Para a pesquisadora Joice Ferreira, a mudança na relação entre carbono e biodiversidade entre as florestas que sofreram diferentes níveis de distúrbios provocados por ação humana explica os resultados encontrados. Conforme as localidades desmatadas e altamente perturbadas se recuperam dos efeitos da exploração e de incêndios florestais graves, a biodiversidade também se recupera. No entanto, essa relação direta entre carbono e biodiversidade perde-se na etapa intermediária da recuperação. O resultado: as florestas com o maior teor de carbono não abrigam necessariamente a maioria das espécies.
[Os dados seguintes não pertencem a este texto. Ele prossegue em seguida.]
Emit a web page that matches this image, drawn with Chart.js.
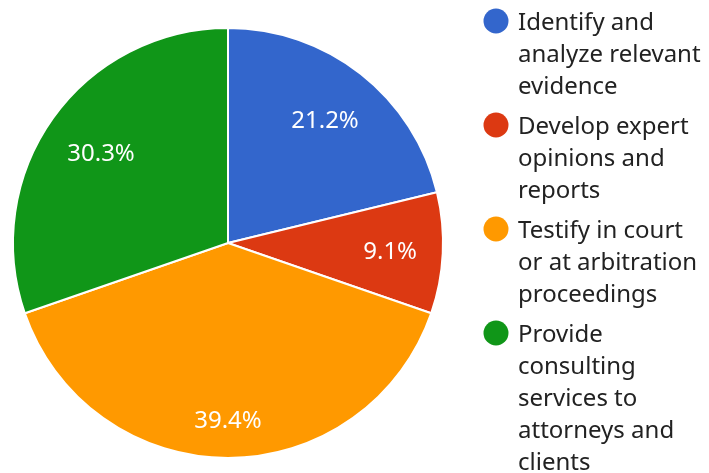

“Isso acontece porque nas áreas onde a ação humana é mais intensa, a perturbação é o principal fator que dirige as características das áreas. Então, carbono e biodiversidade se recuperam concomitantemente. No entanto, em uma floresta sem ação humana, por exemplo, os fatores que governam as características das plantas e dos animais são diversos, como o tipo de solo, a luminosidade, as chuvas, a competição entre espécies e outros. Por isso, nesse caso, carbono e biodiversidade não são correspondentes”, explica a especialista.

Foco duplo

As florestas tropicais armazenam mais de um terço de todo o carbono terrestre do mundo. Fenômenos causados por ação humana, como o desmatamento e as perturbações florestais (extração seletiva de madeira, caça, incêndios e fragmentação florestal) podem provocar a liberação do carbono e exacerbar os efeitos do aquecimento global. Por essa razão, a proteção do carbono das florestas tropicais é uma das principais metas das iniciativas internacionais de combate às alterações climáticas, atraindo dezenas de bilhões de dólares em financiamento todos os anos.

“As medidas de proteção aos estoques de carbono não apenas podem desacelerar os efeitos das alterações climáticas, como também têm o potencial de proteger a vida selvagem única e insubstituível das florestas tropicais. Mas para isso é fundamental colocar a biodiversidade no mesmo patamar de importância do carbono”, afirma Gareth Lennox, um dos autores principais do estudo e pesquisador da Universidade de Lancaster.

Toby Gardner, pesquisador do Instituto Ambiental de Estocolmo, na Suécia, e também coautor do artigo, explica a importância de se ter uma abordagem de conservação mais abrangente. “Ao considerar carbono e biodiversidade juntos, descobrimos, por exemplo, que o número de espécies de árvores grandes que podem ser protegidas aumenta em até 15% em relação à abordagem com foco somente no carbono.”

A pesquisa oferece diretrizes para o alinhamento dos esforços de conservação de carbono e biodiversidade, especialmente em ações de restauração florestal. “Os resultados podem orientar o governo na escolha de áreas prioritárias para programas de recuperação de florestas, para a compensação de passivos ambientais”, destaca Joice Ferreira, da Embrapa.

“Embora algumas perdas sejam inevitáveis, os conflitos de estratégia entre o carbono e a biodiversidade podem ser reduzidos por um planejamento mais integrado em nível territorial”, pondera o cientista da Universidade de Lancaster, Jos Barlow, um dos coautores da pesquisa.